Posons les bases d’une logique très différente. Les pays en développement
devraient quitter le FMI, la Banque mondiale et l’OMC, les rendant dès
lors caduques. Ces pays pourraient mettre en commun la moitié de leurs
réserves de change pour construire de nouvelles institutions centrées sur
la satisfaction des besoins humains fondamentaux, ce qui n’est pas le cas
des institutions actuelles. La dette extérieure des pays en développement
est plus élevée que jamais : 2800 milliards de dollars . Elle organise la
poursuite d’une domination qui rend impossible toute forme de
développement juste et durable. Les citoyens du Sud ont été forcés de
rembourser plusieurs fois une dette largement odieuse, contractée par des
gouvernements qui ne les ont jamais consultés. Les pays en développement
devraient constituer un front pour le non paiement de la dette.

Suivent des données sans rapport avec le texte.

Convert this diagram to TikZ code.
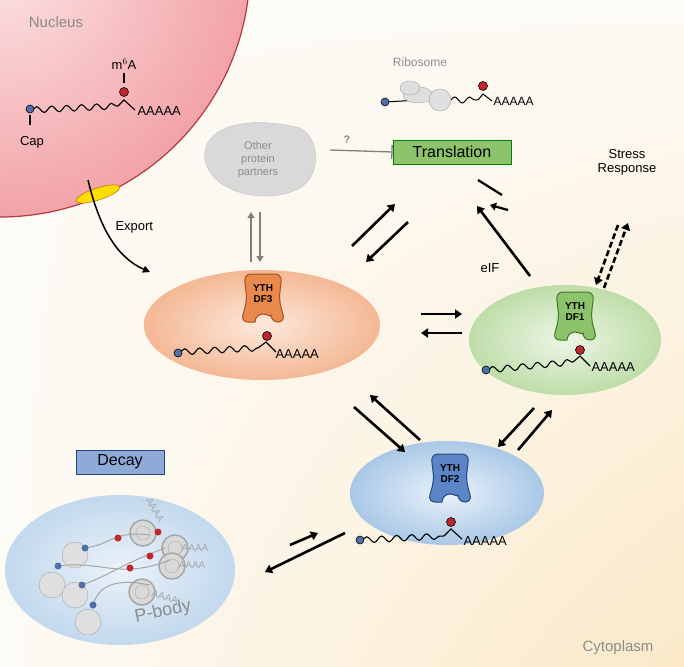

Il faut vite s’engager sur cette autre voie, sinon le G8 finira par
reprendre la main. Comment ? Une nouvelle crise de la dette, avec des taux
d’intérêt en hausse et des cours des matières premières qui peuvent se
retourner brutalement, comme à la fin des années 1970 ? Une dépendance par
rapport aux céréales exportées par les pays du Nord ? Les grandes sociétés
agro-alimentaires ont réduit délibérément les surfaces destinées aux
céréales pour faire monter les prix. Or, sur recommandation de la Banque
mondiale et du FMI, les pays du Sud ont remplacé progressivement leur
production céréalière par des productions d’exportation (café, cacao,
coton, bananes...). Verra-t-on dans l’avenir des famines programmées à
partir du Nord, alors que les remises de dette concédées d’une main par
les organismes multilatéraux sont reprises de l’autre par les sociétés
agro-exportatrices du Nord ?
Le G8 défend depuis trois décennies un modèle économique structurellement
générateur de dette, de pauvreté, d’inégalités, de corruption, y compris
au Nord. Le FMI ne vient-il pas d’estimer que la France devrait accroître
l’écart entre le salaire minimum et le salaire médian, et que « l’écart
entre les revenus de l’inactivité et le salaire minimum doit être augmenté
pour mieux récompenser le retour au travail » ? C’est maintenant qu’il
faut adresser un carton rouge définitif à ce G8 momentanément hors du jeu
international. Non pour y placer d’autres acteurs du même type, mais pour
modifier radicalement la logique qu’il défend.